The alternator is a rotary electrical generator that converts the engine’s mechanical energy into electrical energy to manage the vehicle’s power demands. This component serves the dual function of keeping the battery charged and providing continuous power to all the car’s electrical systems, such as the lights, ignition, and onboard computer. Removal of the alternator is generally required when the unit fails to produce the necessary voltage or current, often indicated by dimming lights, a dashboard warning light, or a dead battery. Since the alternator is a direct part of the charging circuit, its removal process must begin with strict safety measures to prevent electrical shorts and personal injury.
Essential Safety and Preparation
The preparatory phase focuses on isolating the vehicle’s electrical system before any physical work begins. You must disconnect the negative battery cable first using an appropriately sized wrench or socket. Disconnecting the negative terminal neutralizes the electrical path to the vehicle’s chassis, which prevents accidental grounding and the resulting sparks or short circuits. This step eliminates the risk of damaging sensitive electronic components or causing a fire from a high-current short.
Gathering the correct tools before starting the job saves considerable time and prevents frustration during the removal process. A comprehensive socket set, various wrench sizes, and a serpentine belt tensioner tool or a long breaker bar are typically needed. Depending on the vehicle’s design, you might also need a pry bar or specialized offset wrench to access fasteners hidden deep within the engine bay. Ensuring the engine is completely cool before touching any components is a simple precaution that prevents burns during work in the engine bay.
Disconnecting Electrical Components
With the battery safely disconnected, the next step involves isolating the alternator from the rest of the vehicle’s wiring harness. Alternators typically feature two primary types of connections that must be identified and removed. The first is the main power output wire, often referred to as the B+ terminal, which is a thick-gauge cable secured by a nut and usually protected by a rubber boot. This connection carries the full charging current, which can exceed 100 amps, making its isolation paramount.
The second type of connection is the regulator plug or field wires, which is a smaller, multi-pin plastic connector. This plug transmits signals for voltage regulation and communicates the alternator’s status to the engine control unit (ECU). Carefully depressing the retaining clip or lever on this connector allows it to be gently pulled away from the alternator housing. Once both the power wire and the regulator plug are detached, the wiring harness should be safely tucked away from the alternator’s mounting area to avoid snagging or damage during the upcoming mechanical removal.
Mechanical Removal Process
The physical removal process begins by addressing the serpentine belt that transfers mechanical power from the engine’s crankshaft pulley to the alternator pulley. Most modern vehicles use an automatic, spring-loaded tensioner pulley that must be rotated to release the belt slack.
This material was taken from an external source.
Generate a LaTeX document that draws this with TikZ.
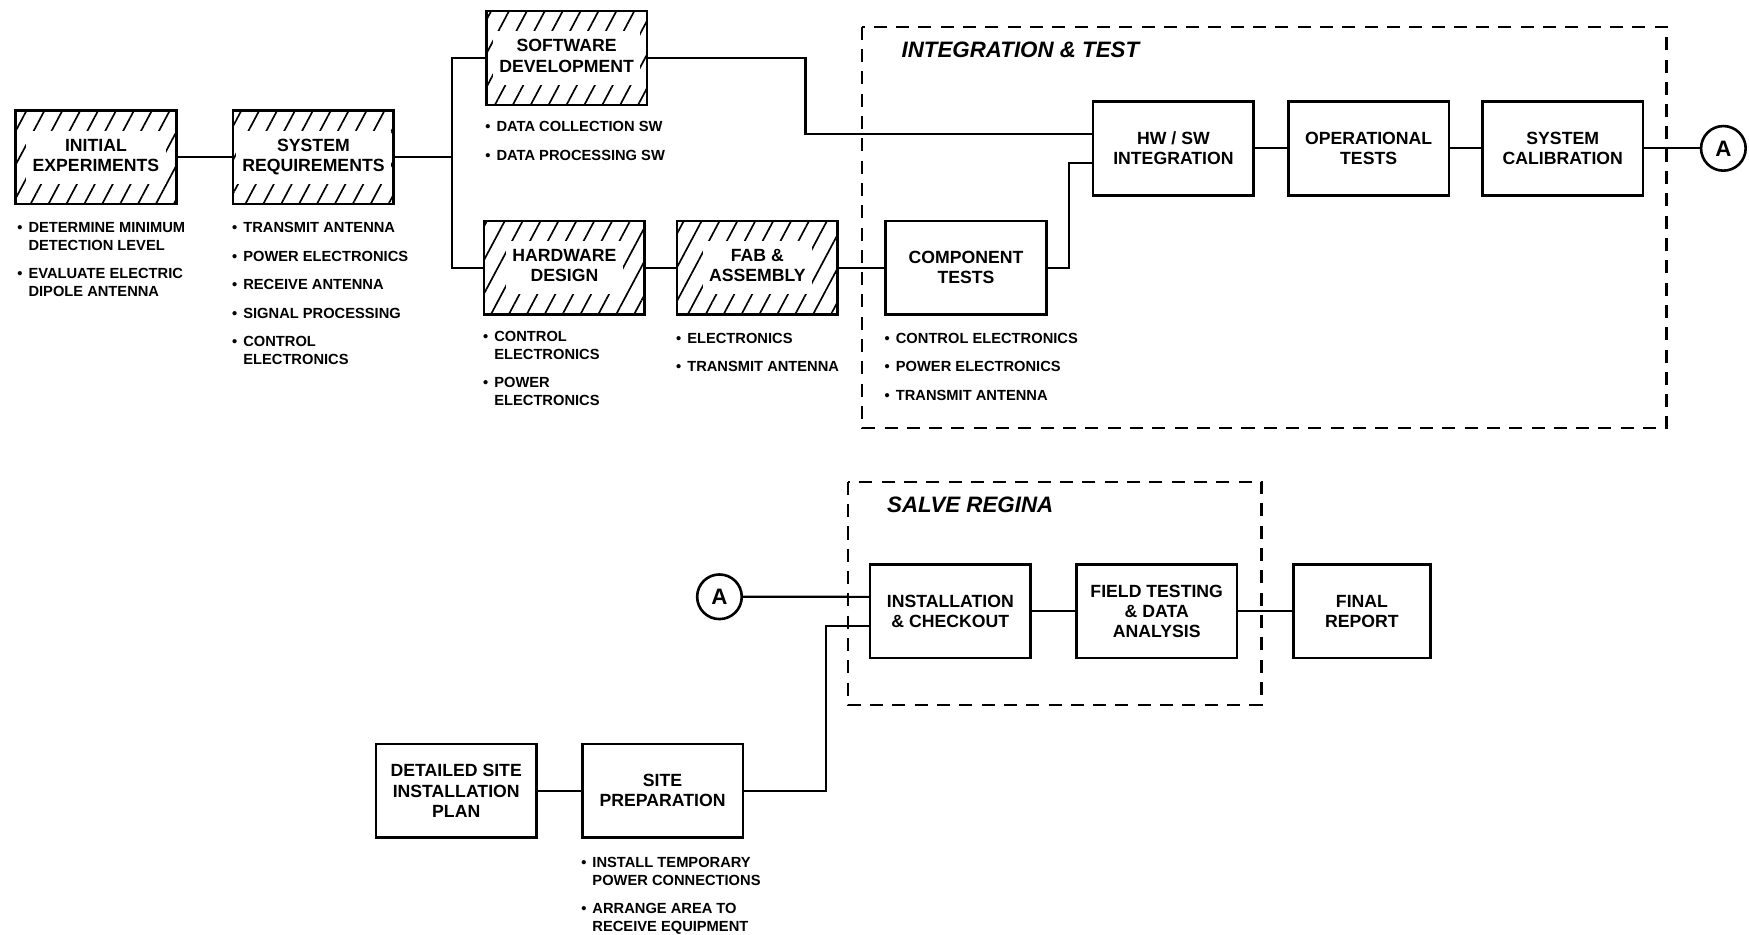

You will insert the square drive of a breaker bar or the specialized serpentine belt tool into the tensioner pulley’s receiver hole or bolt head and rotate it in the specified direction. This rotation compresses the internal spring, relieving the tension on the drive belt.
While holding the tensioner in the loosened position, slide the drive belt completely off the alternator pulley. It is often easiest to slip the belt off the alternator pulley rather than a lower pulley because the alternator is the component being removed. Once the belt is free, slowly release the tensioner back to its resting position and secure the serpentine belt away from the work area so it does not interfere. The alternator is held in place by two or more mounting bolts, which typically include one long pivot bolt and one or more adjusting or bracket bolts.
These bolts must be completely removed using the appropriate socket and ratchet, often requiring the use of a breaker bar for initial loosening due to factory torque specifications. On older systems without an auto-tensioner, the alternator pivots on one bolt, and a separate adjustment bolt is used to set the belt tension. For these designs, the adjustment bolt must be loosened first to release tension, and then both the pivot and adjustment bolts are removed. Once all fasteners are removed, the alternator must be carefully maneuvered out of its mounting bracket, which may require gentle wiggling or prying.
Handling Common Removal Difficulties
A frequent obstacle encountered during removal is a seized or corroded mounting bolt, particularly the long pivot bolt. In this situation, apply a penetrating oil to the threads and allow it to soak for an hour or more to break down the rust. Applying light hammer taps to the bolt head can also help shock the corrosion loose, but this should be done with caution to avoid thread damage. If the bolt is stuck inside the alternator housing, a technique involves threading a pusher rod into the opposite side of the bolt to force it out without damaging the threads.
Another difficulty arises when the alternator is situated in a tight location, preventing its removal from the engine bay. Sometimes, adjacent components such as a section of the intake piping, a coolant hose, or a power steering reservoir must be temporarily unbolted or repositioned to create enough clearance. Alternators are heavy, and maintaining a firm grip while maneuvering the unit around hoses and brackets is important to prevent accidental dropping and potential damage to surrounding parts. If the belt tensioner is stubborn, ensure the correct tool or leverage point is being used, as improper force can damage the tensioner mechanism.